L'histoire :
En 1941, à Paris, cette drôle « d’étoile de shérif » que les allemands ont ordonné de coller sur la bouse d’écolier de Joseph, sonne le départ de la capitale pour la famille Joffo. Avec Maurice son frère un peu plus âgé, Joseph doit traverser la France pour rejoindre la zone libre et leurs deux frères aînés à Menton. Surtout, leur père leur recommande de ne jamais reconnaître qu’ils sont juifs, même aux personnes à qui ils pensent pouvoir faire confiance. Forts de ce conseil, les deux gamins parviennent à rejoindre leurs frères dans ce sud qui ressemble à un véritable paradis : les deux aînés gagnent bien leur vie dans un salon de coiffure et les deux nouveaux arrivants se sont trouvés de sympathiques petits boulots. Surtout, ici, les allemands ont été remplacés par des soldats italiens bien plus agréables que leurs alliés. Et aussi avec lesquels Joseph et Maurice se sont rapidement liés d’amitiés pour des petits trafics au marché noir particulièrement juteux. Cependant, cette douce quiétude est chahutée un matin : une lettre apprend aux quatre frères que leurs parents ont été arrêtés par les autorités de Vichy…

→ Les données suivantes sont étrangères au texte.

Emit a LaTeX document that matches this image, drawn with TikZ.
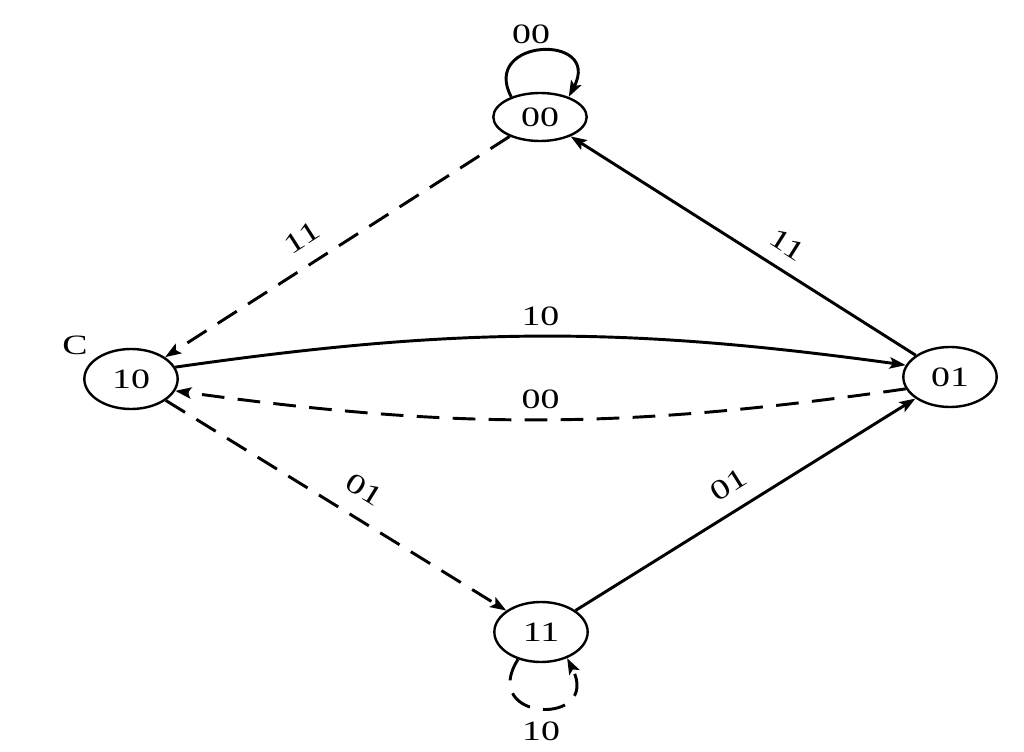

Ce qu'on en pense sur la planète BD :
Pour clore ce diptyque, nous retrouvons Maurice et Joseph où nous les avions laissés précédemment : en zone libre, à Menton. L’air y est doux, les soldats italiens qui occupent la ville, plutôt sympas, et la science de la débrouillardise parfaitement huilée. Bref, de quoi oublier le départ mouvementé de la capitale, l’étoile jaune échangée contre un sac de billes, voire presque l’absence des parents. Quoiqu’en ces temps obscurs, l’écho des bruits de bottes allemandes est à courte portée. Les laps de quiétude se goûtent avec parcimonie : camps de transit ; ombre du STO ; rafles ; nouvelles fuites ; résistance ; collabos ; recours à d’autres bons samaritains et absence définitive, rappellent à nos deux petits juifs-parigots la cruelle réalité nazie… Avec cette deuxième partie, Kris et Vincent Bailly transforment l’essai pour une adaptation impeccablement ciselée du splendide roman de Joseph Joffo. Surtout, ils confirment sa portée universelle confiée à un subtil entrelacs convoquant innocence enfantine et drame poignant. Les faits sont incontestablement bouleversants, mais le récit sait les garder à juste distance, les baignant même d’une certaine forme de nostalgie. Alors – aussi paradoxal cela puisse paraître – on se demande quel gamin n’aimerait pas vivre ce périple initiatique fait d’expériences inédites et d’improbables rencontres. Joffo manie la pudeur avec brio, la confiant à l’enfance qui lui a été volée. Kris en tire la substantifique moelle pour joliment construire son adaptation. Au final, en ressort un hymne à l’espoir scellé par un vaille que vaille et capable de se loger dans la plus sordide des ignominies. Vincent Bailly l’a d’ailleurs bien compris, qui offre son trait sensible et nerveux à la fois. Un dessin maniant d’intelligents cadrages et servi par des aquarelles joliment tournées. Un travail réussi par le duo et donnant très envie de les voir tenir la promesse faite à Joseph Joffo : adapter Baby-Foot et Agates et Calots.